Thursday, January 30, 2014

The HHS mandate contradicts the Christian view of work

By Jay W. Richards in The Daily Caller. Excerpts only.


The mandate assumes that there is a solid line between sacred, explicitly religious work in a religious setting, and “secular” work that takes place everywhere else. This might look like a nice way to resolve the dilemma: just build a wall between the sacred and the secular, and exempt the former, but not the latter. Historic Christian theology, however — whether Protestant or Catholic — has a different view.

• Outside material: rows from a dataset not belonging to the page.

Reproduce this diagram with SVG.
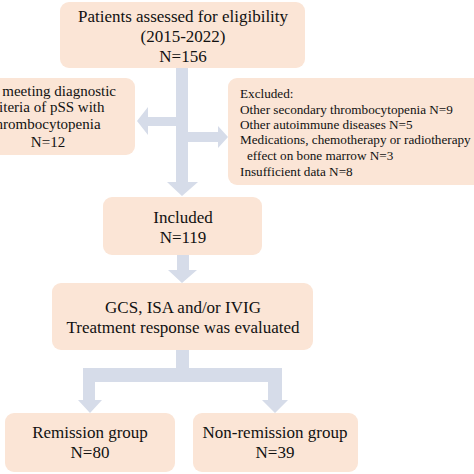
<svg xmlns="http://www.w3.org/2000/svg" width="474" height="474" viewBox="0 0 474 474">
<style>
.box{fill:#fbe5d6;}
.arr{fill:#d6dce9;}
text{font-family:"Liberation Serif","Times New Roman",serif;fill:#111;}
.t17{font-size:17px;text-anchor:middle;}
.t13{font-size:13.2px;}
.t15{font-size:15px;text-anchor:middle;}
</style>
<rect width="474" height="474" fill="#ffffff"/>
<g id="connectors">
<path class="arr" d="M176,68 H188 V182 H198 L182,196 L167,182 H176 Z"/>
<path class="arr" d="M176,117 V126 H148 V135 L137,121 L148,107 V117 Z"/>
<path class="arr" d="M188,132 V142 H218 V148 L228,137 L218,126 V132 Z"/>
<path class="arr" d="M177,255 H189 V270 H197 L182,283 L168,270 H177 Z"/>
<path class="arr" d="M176,350 H189 V368 H282 V400 H288 L275,413 L262,400 H268 V382 H95 V400 H102 L90,413 L78,400 H83 V368 H176 Z"/>
</g>
<g id="node-assessed">
<rect class="box" x="60" y="2" width="245" height="66" rx="9"/>
<text class="t17" x="183" y="22">Patients assessed for eligibility</text>
<text class="t17" x="183" y="42">(2015-2022)</text>
<text class="t17" x="183" y="62">N=156</text>
</g>
<g id="node-notmeeting">
<rect class="box" x="-45" y="78" width="180" height="77" rx="9"/>
<text class="t15" x="46" y="96">Not meeting diagnostic</text>
<text class="t15" x="46" y="112">criteria of pSS with</text>
<text class="t15" x="46" y="129">thrombocytopenia</text>
<text class="t15" x="48" y="147">N=12</text>
</g>
<g id="node-excluded">
<rect class="box" x="228" y="78" width="260" height="107" rx="9"/>
<text class="t13" x="240" y="98">Excluded:</text>
<text class="t13" x="240" y="114">Other secondary thrombocytopenia N=9</text>
<text class="t13" x="240" y="129">Other autoimmune diseases N=5</text>
<text class="t13" x="240" y="144">Medications, chemotherapy or radiotherapy</text>
<text class="t13" x="247" y="160">effect on bone marrow N=3</text>
<text class="t13" x="240" y="176">Insufficient data N=8</text>
</g>
<g id="node-included">
<rect class="box" x="103" y="197" width="159" height="58" rx="9"/>
<text class="t17" x="183" y="223">Included</text>
<text class="t17" x="183" y="243">N=119</text>
</g>
<g id="node-treatment">
<rect class="box" x="52" y="283" width="261" height="67" rx="9"/>
<text class="t17" x="183" y="313">GCS, ISA and/or IVIG</text>
<text class="t17" x="183" y="333">Treatment response was evaluated</text>
</g>
<g id="node-remission">
<rect class="box" x="5" y="413" width="170" height="59" rx="9"/>
<text class="t17" x="90" y="438">Remission group</text>
<text class="t17" x="90" y="458">N=80</text>
</g>
<g id="node-nonremission">
<rect class="box" x="193" y="413" width="165" height="59" rx="9"/>
<text class="t17" x="275" y="438">Non-remission group</text>
<text class="t17" x="275" y="458">N=39</text>
</g>
</svg>
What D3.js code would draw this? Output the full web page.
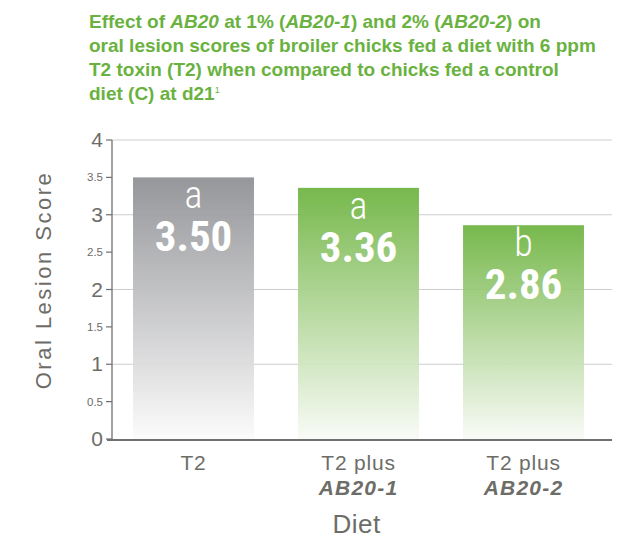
<!DOCTYPE html>
<html>
<head>
<meta charset="utf-8">
<script src="https://cdn.jsdelivr.net/npm/d3@7"></script>
<style>
  body { margin: 0; background: #fff; }
  text { font-family: "Liberation Sans", Arial, sans-serif; }
</style>
</head>
<body>
<svg id="chart" width="634" height="539"></svg>
<script>
// --- data ---
const diets = ["T2", "T2 plus AB20-1", "T2 plus AB20-2"];
const dietLine1 = ["T2", "T2 plus", "T2 plus"];
const dietLine2 = ["", "AB20-1", "AB20-2"];
const scores = [3.50, 3.36, 2.86];
const letters = ["a", "a", "b"];
const majorTicks = [0, 1, 2, 3, 4];
const minorTicks = [0.5, 1.5, 2.5, 3.5];

const svg = d3.select("#chart");
const width = 634, height = 539;
const margin = { top: 140, right: 22, bottom: 100, left: 112 };
const green = "#6ab23f";
const axisGray = "#707070";
const textGray = "#6d6d68";

// gradients
const defs = svg.append("defs");
const grads = [
  { id: "gGray", top: "#8e8f93", bottom: "#fbfbfb" },
  { id: "gGreen", top: "#6db33f", bottom: "#f9fbf6" }
];
grads.forEach(g => {
  const lg = defs.append("linearGradient").attr("id", g.id)
    .attr("x1", 0).attr("y1", 0).attr("x2", 0).attr("y2", 1);
  lg.append("stop").attr("offset", "0%").attr("stop-color", g.top);
  lg.append("stop").attr("offset", "100%").attr("stop-color", g.bottom);
});

// --- skala ---
const x = d3.scaleBand()
  .domain(diets)
  .range([margin.left - 1, 606])
  .paddingInner(0.267)
  .paddingOuter(0.1335);

const y = d3.scaleLinear()
  .domain([0, 4])
  .range([height - margin.bottom, margin.top]);

// gridlines
svg.append("g").selectAll("line").data(majorTicks.filter(d => d > 0)).enter().append("line")
  .attr("x1", margin.left).attr("x2", 612)
  .attr("y1", d => y(d)).attr("y2", d => y(d))
  .attr("stroke", "#cdcdcd").attr("stroke-width", 1.2);

// bars
svg.append("g").selectAll("rect").data(scores).enter().append("rect")
  .attr("x", (d, i) => x(diets[i]))
  .attr("y", d => y(d))
  .attr("width", x.bandwidth())
  .attr("height", d => y(0) - y(d))
  .attr("fill", (d, i) => i === 0 ? "url(#gGray)" : "url(#gGreen)")
  .attr("opacity", 0.93);

// bar labels
const lbl = svg.append("g").attr("text-anchor", "middle").attr("fill", "#fff");
lbl.selectAll("text.letter").data(scores).enter().append("text")
  .attr("class", "letter")
  .attr("x", (d, i) => x(diets[i]) + x.bandwidth() / 2)
  .attr("y", d => y(d) + 31)
  .style("font-family", "'Roboto Condensed', sans-serif")
  .attr("font-size", 38).attr("font-weight", 300)
  .text((d, i) => letters[i]);
lbl.selectAll("text.val").data(scores).enter().append("text")
  .attr("class", "val")
  .attr("x", (d, i) => x(diets[i]) + x.bandwidth() / 2)
  .attr("y", d => y(d) + 74)
  .style("font-family", "'Roboto Condensed', sans-serif")
  .attr("font-size", 43).attr("font-weight", "bold")
  .text(d => d.toFixed(2));

// y axis
svg.append("line")
  .attr("x1", margin.left).attr("x2", margin.left)
  .attr("y1", y(4)).attr("y2", y(0))
  .attr("stroke", axisGray).attr("stroke-width", 1.3);
svg.append("g").selectAll("line").data(majorTicks.concat(minorTicks)).enter().append("line")
  .attr("x1", margin.left - 6).attr("x2", margin.left)
  .attr("y1", d => y(d)).attr("y2", d => y(d))
  .attr("stroke", axisGray).attr("stroke-width", 1.2);
svg.append("g").selectAll("text").data(majorTicks).enter().append("text")
  .attr("x", margin.left - 9).attr("y", d => y(d) + 7)
  .attr("text-anchor", "end").attr("font-size", 21).attr("fill", textGray)
  .text(d => d);
svg.append("g").selectAll("text").data(minorTicks).enter().append("text")
  .attr("x", margin.left - 9).attr("y", d => y(d) + 4)
  .attr("text-anchor", "end").attr("font-size", 11.5).attr("fill", textGray)
  .text(d => d);

// x axis
svg.append("line")
  .attr("x1", 107).attr("x2", 612)
  .attr("y1", y(0) + 1).attr("y2", y(0) + 1)
  .attr("stroke", axisGray).attr("stroke-width", 2.2);

const xl = svg.append("g").attr("text-anchor", "middle").attr("fill", textGray)
  .attr("font-size", 21);
xl.selectAll("text.l1").data(diets).enter().append("text")
  .attr("class", "l1")
  .attr("x", d => x(d) + x.bandwidth() / 2)
  .attr("y", 470)
  .attr("letter-spacing", 0.8)
  .text((d, i) => dietLine1[i]);
xl.selectAll("text.l2").data(diets).enter().append("text")
  .attr("class", "l2")
  .attr("x", d => x(d) + x.bandwidth() / 2)
  .attr("y", 495)
  .attr("letter-spacing", 1.2)
  .attr("font-weight", "bold").attr("font-style", "italic")
  .text((d, i) => dietLine2[i]);

// axis titles
svg.append("text")
  .attr("x", (x(diets[0]) + x(diets[2]) + x.bandwidth()) / 2 - 2).attr("y", 533)
  .attr("text-anchor", "middle").attr("font-size", 26).attr("fill", textGray)
  .attr("letter-spacing", 0.5)
  .text("Diet");
svg.append("text")
  .attr("transform", "translate(51,280) rotate(-90)")
  .attr("text-anchor", "middle").attr("font-size", 22).attr("fill", textGray)
  .attr("letter-spacing", 2.5)
  .text("Oral Lesion Score");

// title
const titleLines = [
  [["Effect of ", ""], ["AB20", "i"], [" at 1% (", ""], ["AB20-1", "i"], [") and 2% (", ""], ["AB20-2", "i"], [") on", ""]],
  [["oral lesion scores of broiler chicks fed a diet with 6 ppm", ""]],
  [["T2 toxin (T2) when compared to chicks fed a control", ""]],
  [["diet (C) at d21", ""], ["1", "sup"]]
];
const title = svg.append("text").attr("fill", green).attr("font-weight", "bold")
  .attr("font-size", 19);
titleLines.forEach((line, li) => {
  line.forEach((seg, si) => {
    const t = title.append("tspan").text(seg[0]);
    if (si === 0) t.attr("x", 89).attr("y", 28 + li * 24);
    if (seg[1] === "i") t.attr("font-style", "italic");
    if (seg[1] === "sup") t.attr("font-size", 9).attr("dy", -7).attr("font-weight", "normal");
  });
});
</script>
</body>
</html>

Work, whether explicitly religious or not, is an expression of our nature as creatures made in the image of God. Work is part of God’s original blessing and command to our first parents. Adam and Eve were put in a garden, commanded to “tend and keep it,” and told to have dominion (that is, be good stewards) over the earth. This original command to work took place before the fall into sin.
This biblical view of the dignity of work, including manual labor, is unique among the major threads of western culture. The ancient Greek and Roman cultures saw labor, particularly manual labor, as fit for slaves but not for citizens.

Although this theology of work has always been in danger of being eclipsed, it is firmly anchored in Church history. The motto of the ancient Benedictine order is “Ora et labora”: pray and work. The Protestant Reformers Martin Luther and John Calvin emphasized the “priesthood of all believers” and denied a stark dividing line between private worship and public work.

The Catholic organization Opus Dei (“the work of God”), founded in the twentieth century, describes its purpose as helping “people seek holiness in their work and ordinary activities.” And today, there are dozens of Christian non-profits, including my own — the Institute for Faith, Work & Economics (IFWE) — that emphasize the sacredness of work. According to the broad Christian tradition, then, church ministry can be a calling, but so too can banking or medicine or musical performance or coffee roasting or car manufacturing. If God has called you to a specific task and you pursue it with gusto, then your work is your spiritual calling.